Digamos que el asco que siente el cacique por sus súbditos, esos "bichos
con baches", no es del mismo calibre ni de la misma catadura moral que
el cabreo que puedan albergar esos súbditos contra su cacique. Como dice
Cayetana Álvarez de Toledo aquí: "El asco es mucho peor que el cabreo. El cabreo tiene remedio y hasta vuelta atrás. El asco no admite negociación".
"Trabajan ambas por un objetivo
idéntico: quieren aniquilar al adversario, rechazan cualquier
transacción, la idea de un empate y no digamos ya la aceptación de la
propia derrota": La idea de un empate entre el delito y la ley
en un Estado democrático de la UE es obscena y debería repugnar a
cualquiera que se considere demócrata. Y sí: el aniquilamiento
democrático del supremacismo es, no sólo higiénico, sino imperativo.
"Solo hay una cosa que no podemos
hacer, que no debemos hacer, si queremos evitar esta demencial escalada:
añadirnos ni que sea ocasionalmente a uno de los dos bandos que ahora
andan buscándose por las esquinas del país": Esto lo ha
respondido mucho mejor que yo Irene González. El equidistante no es
imparcial: es un bando beligerante más que aspira a perpetuar su
privilegiada posición de superioridad moral declamando constantes
peticiones de diálogo y negociación que, siempre, de forma indefectible,
como una maldición gitana, culmina con cesiones en el sentido deseado
por el nacionalismo. ¿Por qué el referéndum de independencia,
radicalmente inconstitucional, debería ser "negociable" y la libre
elección de idioma en la escuela, el retorno de competencias al Estado o
la transformación de la provincia de Barcelona en una comunidad
autónoma más (como la de Madrid) son tabú a pesar de ser plenamente
constitucionales? La negociación que sólo avanza en un sentido no es
negociación: es chantaje.
"No serán los lazos amarillos los que
darán la libertad a los políticos presos. Ni su censura será la que los
mantendrá encarcelados": Es una afirmación banal.

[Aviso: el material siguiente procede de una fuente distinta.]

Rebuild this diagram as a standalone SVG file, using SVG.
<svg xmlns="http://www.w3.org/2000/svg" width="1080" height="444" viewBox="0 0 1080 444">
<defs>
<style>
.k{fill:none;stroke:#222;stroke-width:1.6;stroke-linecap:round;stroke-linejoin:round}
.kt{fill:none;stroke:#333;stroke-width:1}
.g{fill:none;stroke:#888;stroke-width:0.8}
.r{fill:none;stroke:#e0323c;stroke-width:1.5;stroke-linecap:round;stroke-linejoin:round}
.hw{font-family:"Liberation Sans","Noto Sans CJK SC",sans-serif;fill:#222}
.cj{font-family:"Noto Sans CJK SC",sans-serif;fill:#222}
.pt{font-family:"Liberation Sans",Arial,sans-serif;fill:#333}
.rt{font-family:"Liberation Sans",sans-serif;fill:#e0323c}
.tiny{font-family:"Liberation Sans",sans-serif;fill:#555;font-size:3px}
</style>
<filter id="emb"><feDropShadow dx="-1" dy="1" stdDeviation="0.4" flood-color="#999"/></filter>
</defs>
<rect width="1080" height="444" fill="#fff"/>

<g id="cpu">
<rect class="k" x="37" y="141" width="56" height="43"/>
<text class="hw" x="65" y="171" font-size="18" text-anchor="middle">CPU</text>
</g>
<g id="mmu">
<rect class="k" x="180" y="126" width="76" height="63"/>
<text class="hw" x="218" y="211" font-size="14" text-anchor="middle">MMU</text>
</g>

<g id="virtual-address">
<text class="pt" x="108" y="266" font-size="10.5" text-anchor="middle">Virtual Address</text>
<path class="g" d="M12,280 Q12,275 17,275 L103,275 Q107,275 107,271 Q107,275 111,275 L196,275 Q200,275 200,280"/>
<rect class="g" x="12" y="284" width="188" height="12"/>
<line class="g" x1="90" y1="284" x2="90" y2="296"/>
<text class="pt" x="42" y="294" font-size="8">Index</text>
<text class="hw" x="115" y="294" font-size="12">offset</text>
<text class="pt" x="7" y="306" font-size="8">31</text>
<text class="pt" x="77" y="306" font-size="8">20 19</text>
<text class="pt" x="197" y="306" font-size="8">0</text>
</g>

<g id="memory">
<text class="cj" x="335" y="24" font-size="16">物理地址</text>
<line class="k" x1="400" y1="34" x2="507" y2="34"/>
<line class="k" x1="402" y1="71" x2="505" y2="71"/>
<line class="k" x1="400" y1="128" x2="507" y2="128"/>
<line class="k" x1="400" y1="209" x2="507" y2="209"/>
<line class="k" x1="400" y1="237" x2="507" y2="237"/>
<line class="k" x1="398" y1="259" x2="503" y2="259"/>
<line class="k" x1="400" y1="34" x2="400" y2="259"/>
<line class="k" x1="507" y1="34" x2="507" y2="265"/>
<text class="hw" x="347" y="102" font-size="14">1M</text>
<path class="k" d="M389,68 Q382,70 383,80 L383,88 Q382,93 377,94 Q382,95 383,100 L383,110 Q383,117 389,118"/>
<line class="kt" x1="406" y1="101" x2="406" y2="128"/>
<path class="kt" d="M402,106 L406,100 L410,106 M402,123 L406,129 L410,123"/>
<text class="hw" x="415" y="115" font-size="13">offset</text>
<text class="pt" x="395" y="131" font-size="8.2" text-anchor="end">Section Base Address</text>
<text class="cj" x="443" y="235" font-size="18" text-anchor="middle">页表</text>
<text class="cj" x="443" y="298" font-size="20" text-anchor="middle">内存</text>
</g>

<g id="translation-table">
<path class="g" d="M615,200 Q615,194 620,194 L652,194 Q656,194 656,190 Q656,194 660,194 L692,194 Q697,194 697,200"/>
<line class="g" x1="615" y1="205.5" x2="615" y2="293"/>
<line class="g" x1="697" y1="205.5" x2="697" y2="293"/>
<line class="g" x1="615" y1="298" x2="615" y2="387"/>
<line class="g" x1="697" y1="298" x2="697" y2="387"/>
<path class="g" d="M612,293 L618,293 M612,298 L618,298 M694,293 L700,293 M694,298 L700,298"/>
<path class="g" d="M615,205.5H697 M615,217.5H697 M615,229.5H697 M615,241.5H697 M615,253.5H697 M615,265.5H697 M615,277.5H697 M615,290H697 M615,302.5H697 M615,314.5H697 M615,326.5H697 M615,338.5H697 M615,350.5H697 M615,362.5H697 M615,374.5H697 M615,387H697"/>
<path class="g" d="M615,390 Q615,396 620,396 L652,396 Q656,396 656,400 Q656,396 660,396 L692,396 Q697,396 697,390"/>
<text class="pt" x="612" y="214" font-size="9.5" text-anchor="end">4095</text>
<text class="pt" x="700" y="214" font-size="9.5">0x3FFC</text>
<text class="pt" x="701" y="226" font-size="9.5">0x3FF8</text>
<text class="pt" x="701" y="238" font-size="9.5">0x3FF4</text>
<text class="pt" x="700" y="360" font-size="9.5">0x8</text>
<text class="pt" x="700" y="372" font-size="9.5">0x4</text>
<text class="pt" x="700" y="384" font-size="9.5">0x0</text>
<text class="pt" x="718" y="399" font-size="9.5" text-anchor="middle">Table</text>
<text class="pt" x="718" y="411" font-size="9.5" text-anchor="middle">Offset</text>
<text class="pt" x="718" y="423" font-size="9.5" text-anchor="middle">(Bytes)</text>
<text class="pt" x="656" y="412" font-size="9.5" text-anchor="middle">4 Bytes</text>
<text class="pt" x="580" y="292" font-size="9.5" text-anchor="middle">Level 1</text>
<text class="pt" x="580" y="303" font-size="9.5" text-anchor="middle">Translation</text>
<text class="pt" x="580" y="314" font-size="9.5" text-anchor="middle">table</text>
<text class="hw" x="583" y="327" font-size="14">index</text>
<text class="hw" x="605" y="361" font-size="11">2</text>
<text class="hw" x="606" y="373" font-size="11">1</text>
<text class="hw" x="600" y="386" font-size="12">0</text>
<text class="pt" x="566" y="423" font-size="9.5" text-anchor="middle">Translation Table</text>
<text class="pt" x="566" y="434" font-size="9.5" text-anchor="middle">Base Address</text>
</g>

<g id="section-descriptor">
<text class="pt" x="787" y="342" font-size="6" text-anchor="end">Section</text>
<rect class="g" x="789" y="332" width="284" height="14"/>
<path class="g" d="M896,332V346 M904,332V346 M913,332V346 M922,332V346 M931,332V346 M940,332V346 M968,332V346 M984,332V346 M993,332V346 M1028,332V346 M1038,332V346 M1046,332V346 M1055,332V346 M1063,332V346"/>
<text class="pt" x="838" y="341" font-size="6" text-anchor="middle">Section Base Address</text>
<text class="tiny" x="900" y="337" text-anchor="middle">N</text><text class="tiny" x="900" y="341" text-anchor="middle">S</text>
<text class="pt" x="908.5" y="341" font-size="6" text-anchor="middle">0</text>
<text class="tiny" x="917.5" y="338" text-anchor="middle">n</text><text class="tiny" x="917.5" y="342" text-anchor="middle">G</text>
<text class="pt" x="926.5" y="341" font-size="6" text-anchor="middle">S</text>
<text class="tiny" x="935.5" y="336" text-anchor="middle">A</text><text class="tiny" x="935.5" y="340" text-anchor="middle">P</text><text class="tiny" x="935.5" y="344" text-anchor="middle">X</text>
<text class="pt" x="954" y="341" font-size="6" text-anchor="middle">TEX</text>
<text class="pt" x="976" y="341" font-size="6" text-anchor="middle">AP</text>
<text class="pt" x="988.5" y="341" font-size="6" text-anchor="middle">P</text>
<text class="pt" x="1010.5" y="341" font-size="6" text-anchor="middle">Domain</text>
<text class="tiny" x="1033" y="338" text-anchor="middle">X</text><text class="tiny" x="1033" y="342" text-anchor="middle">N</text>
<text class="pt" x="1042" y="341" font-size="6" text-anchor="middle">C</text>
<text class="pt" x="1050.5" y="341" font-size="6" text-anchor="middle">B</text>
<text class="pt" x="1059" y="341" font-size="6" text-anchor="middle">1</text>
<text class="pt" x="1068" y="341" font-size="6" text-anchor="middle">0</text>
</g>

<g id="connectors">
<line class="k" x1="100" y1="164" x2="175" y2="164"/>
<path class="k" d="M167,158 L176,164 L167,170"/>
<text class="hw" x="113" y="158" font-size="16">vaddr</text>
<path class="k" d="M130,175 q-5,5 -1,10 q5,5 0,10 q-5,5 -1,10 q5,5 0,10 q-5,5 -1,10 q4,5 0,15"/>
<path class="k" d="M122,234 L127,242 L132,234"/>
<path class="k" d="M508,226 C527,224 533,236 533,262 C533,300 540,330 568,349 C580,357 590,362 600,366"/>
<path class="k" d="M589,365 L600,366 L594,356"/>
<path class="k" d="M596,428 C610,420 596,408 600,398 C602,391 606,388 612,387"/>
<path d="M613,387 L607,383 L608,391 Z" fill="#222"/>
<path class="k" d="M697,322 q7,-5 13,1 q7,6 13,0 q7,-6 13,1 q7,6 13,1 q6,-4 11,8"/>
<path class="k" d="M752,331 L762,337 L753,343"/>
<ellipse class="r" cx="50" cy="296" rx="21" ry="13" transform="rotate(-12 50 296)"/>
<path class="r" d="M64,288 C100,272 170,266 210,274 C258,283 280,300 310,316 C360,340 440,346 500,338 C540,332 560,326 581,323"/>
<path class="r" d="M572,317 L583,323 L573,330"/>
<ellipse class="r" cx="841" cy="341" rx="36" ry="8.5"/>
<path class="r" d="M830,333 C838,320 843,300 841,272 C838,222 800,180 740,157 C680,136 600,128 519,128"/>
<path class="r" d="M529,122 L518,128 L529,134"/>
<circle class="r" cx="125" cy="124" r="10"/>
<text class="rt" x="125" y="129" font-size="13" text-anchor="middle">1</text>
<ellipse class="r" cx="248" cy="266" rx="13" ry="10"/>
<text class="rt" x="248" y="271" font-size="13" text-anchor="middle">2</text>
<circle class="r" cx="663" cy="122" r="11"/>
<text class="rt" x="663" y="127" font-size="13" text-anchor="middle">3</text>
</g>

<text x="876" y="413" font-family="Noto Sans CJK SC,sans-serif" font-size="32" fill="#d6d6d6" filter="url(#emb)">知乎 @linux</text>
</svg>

Probablemente, sólo los que cuelgan lazos piensan que su fetichismo
ideológico tendrá la más mínima influencia en la Justicia. En cuanto a
los otros aludidos, no "censuran" nada. Limpian el espacio público de
signos partidistas en defensa de, lo repito, presuntos delincuentes
acusados por la Justicia de graves delitos. En concreto, el segundo
golpe de Estado sufrido por la democracia española en sus 40 años de
historia. No es moco de pavo. La libertad de los presos, en fin,
la "dará" su absolución o el cumplimiento de su condena. Cualquier otra
opción, incluida la del indulto, debería repeler a un demócrata.

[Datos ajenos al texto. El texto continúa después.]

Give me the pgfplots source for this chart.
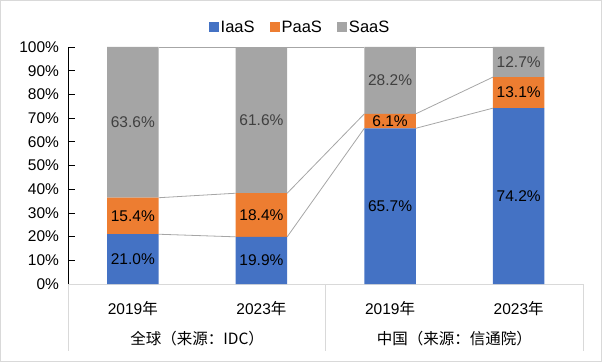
\documentclass[border=0pt]{standalone}
\usepackage{pgfplots}
\pgfplotsset{compat=1.18}
\usepackage{fontspec}
\setmainfont{Liberation Sans}
\newfontfamily\cjk{Noto Sans CJK SC}
\definecolor{iaas}{HTML}{4472C4}
\definecolor{paas}{HTML}{ED7D31}
\definecolor{saas}{HTML}{A5A5A5}
\definecolor{lgray}{HTML}{D9D9D9}
\definecolor{sline}{HTML}{A6A6A6}
\definecolor{lbl}{HTML}{404040}
\newcommand\fs{\fontsize{15.5}{18}\selectfont}
\pgfplotsset{
  common/.style={
    at={(68.5pt,78pt)}, anchor=south west,
    scale only axis, width=514.5pt, height=237pt,
    xmin=-0.5, xmax=3.5, ymin=0, ymax=100,
    clip=false,
  }
}
\begin{document}
\begin{tikzpicture}[x=1pt,y=1pt]
\path[use as bounding box] (0,0) rectangle (602,362);
\draw[lgray, line width=1pt] (0.5,0.5) rectangle (601.5,361.5);
% series lines (background)
\begin{axis}[common, hide axis]
\addplot[sline, line width=0.8pt, unbounded coords=jump, forget plot] coordinates
  {(0.2,21.0) (0.8,19.9) (0.8,nan) (1.2,19.9) (1.8,65.7) (1.8,nan) (2.2,65.7) (2.8,74.2)};
\addplot[sline, line width=0.8pt, unbounded coords=jump, forget plot] coordinates
  {(0.2,36.4) (0.8,38.3) (0.8,nan) (1.2,38.3) (1.8,71.8) (1.8,nan) (2.2,71.8) (2.8,87.3)};
\addplot[sline, line width=0.8pt, unbounded coords=jump, forget plot] coordinates
  {(0.2,100) (0.8,100) (0.8,nan) (1.2,100) (1.8,100) (1.8,nan) (2.2,100) (2.8,100)};
\end{axis}
% bars
\begin{axis}[common,
  ybar stacked, bar width=0.4,
  axis x line*=bottom, axis y line*=left,
  x axis line style={lgray, line width=1pt},
  y axis line style={black, line width=0.8pt},
  xtick={0,1,2,3},
  xticklabels={2019{\cjk 年},2023{\cjk 年},2019{\cjk 年},2023{\cjk 年}},
  xticklabel style={font=\fs, anchor=center, yshift=-25pt},
  x tick style={draw=none},
  ytick={0,10,...,100},
  yticklabels={0\%,10\%,20\%,30\%,40\%,50\%,60\%,70\%,80\%,90\%,100\%},
  yticklabel style={font=\fs, xshift=-6pt},
  y tick style={black, line width=0.8pt},
  tick align=inside, major tick length=6pt,
  legend style={at={(0.45,1.084)}, anchor=center, draw=none, fill=none,
    font=\fontsize{16.5}{19}\selectfont, legend columns=3,
    /tikz/every even column/.append style={column sep=13pt},
    legend cell align=left},
  legend image code/.code={\draw[#1,draw=none] (0pt,-5pt) rectangle (10pt,5pt);},
]
\addplot[fill=iaas, draw=none] coordinates {(0,21.0) (1,19.9) (2,65.7) (3,74.2)};
\addplot[fill=paas, draw=none] coordinates {(0,15.4) (1,18.4) (2,6.1) (3,13.1)};
\addplot[fill=saas, draw=none] coordinates {(0,63.6) (1,61.6) (2,28.2) (3,12.7)};
\legend{IaaS,PaaS,SaaS}
\draw[lgray, line width=1pt] (rel axis cs:0.5,0) -- ++(0pt,-67pt);
\draw[lgray, line width=1pt] (rel axis cs:1,0) -- ++(0pt,-67pt);
\draw[lgray, line width=1pt] (rel axis cs:0,0) -- ++(0pt,-67pt);
\node[font=\fs\cjk, yshift=-55pt] at (rel axis cs:0.25,0) {全球（来源：IDC）};
\node[font=\fs\cjk, yshift=-55pt] at (rel axis cs:0.75,0) {中国（来源：信通院）};
\end{axis}
% data labels at segment midpoints
\begin{axis}[common, hide axis,
  point meta=explicit symbolic,
  nodes near coords, nodes near coords align={center},
  every node near coord/.style={font=\fs, anchor=center, inner sep=0pt}]
\addplot[only marks, mark=none, every node near coord/.append style={text=black}] coordinates
  {(0,10.5)[21.0\%] (1,9.95)[19.9\%] (2,32.85)[65.7\%] (3,37.1)[74.2\%]};
\addplot[only marks, mark=none, every node near coord/.append style={text=black}] coordinates
  {(0,28.7)[15.4\%] (1,29.1)[18.4\%] (2,68.75)[6.1\%] (3,80.75)[13.1\%]};
\addplot[only marks, mark=none, every node near coord/.append style={text=lbl}] coordinates
  {(0,68.2)[63.6\%] (1,69.2)[61.6\%] (2,85.9)[28.2\%] (3,93.65)[12.7\%]};
\end{axis}
\end{tikzpicture}
\end{document}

"Si los queremos en casa pronto, tan pronto como sea posible, tendremos que dejar atrás la guerra de los lazos":
Yo no los quiero "en casa". Los quiero en la cárcel. Si son
considerados culpables, por supuesto. ¿No es tomar partido "querer en
casa" a presuntos golpistas y malversadores de fondos públicos?
"La oposición
irreductible que separará cada vez más a los catalanes será (…) entre
los que quieren dividir y destruir Cataluña y los que quieren unirla y
preservarla": Qué paradoja. Querer unir y preservar Cataluña es
un objetivo político legítimo, y no sólo legítimo, sino también
elevado, pero los que quieren unir y preservar España son arrinconados,
por radicales, en una esquina del tablero democrático por Bassets. En
cualquier caso, este tipo de afirmaciones son, nuevamente, banales.
Porque ya me explicará el autor cómo pretende "unir y preservar"
Cataluña cuando la mitad de sus ciudadanos, es decir la mitad
nacionalista, considerable irrenunciable el desunirla para así poder
preservar sólo la mitad de su cultura, de sus costumbres, de sus idiomas
y hasta de sus ciudadanos. Ya explicará Bassets, en fin, cómo pretende
convencer a ese 47% de catalanes que han decidido que los cuarenta años
de convivencia entre nacionalistas y no nacionalistas se han acabado
aquí, en este preciso instante histórico, porque ha llegado la hora de
apoderarse de lo que, de forma legítima, le pertenece a todos los
españoles.
Conocida la alternativa, en fin, creo que prefiero seguir siendo un mal catalán.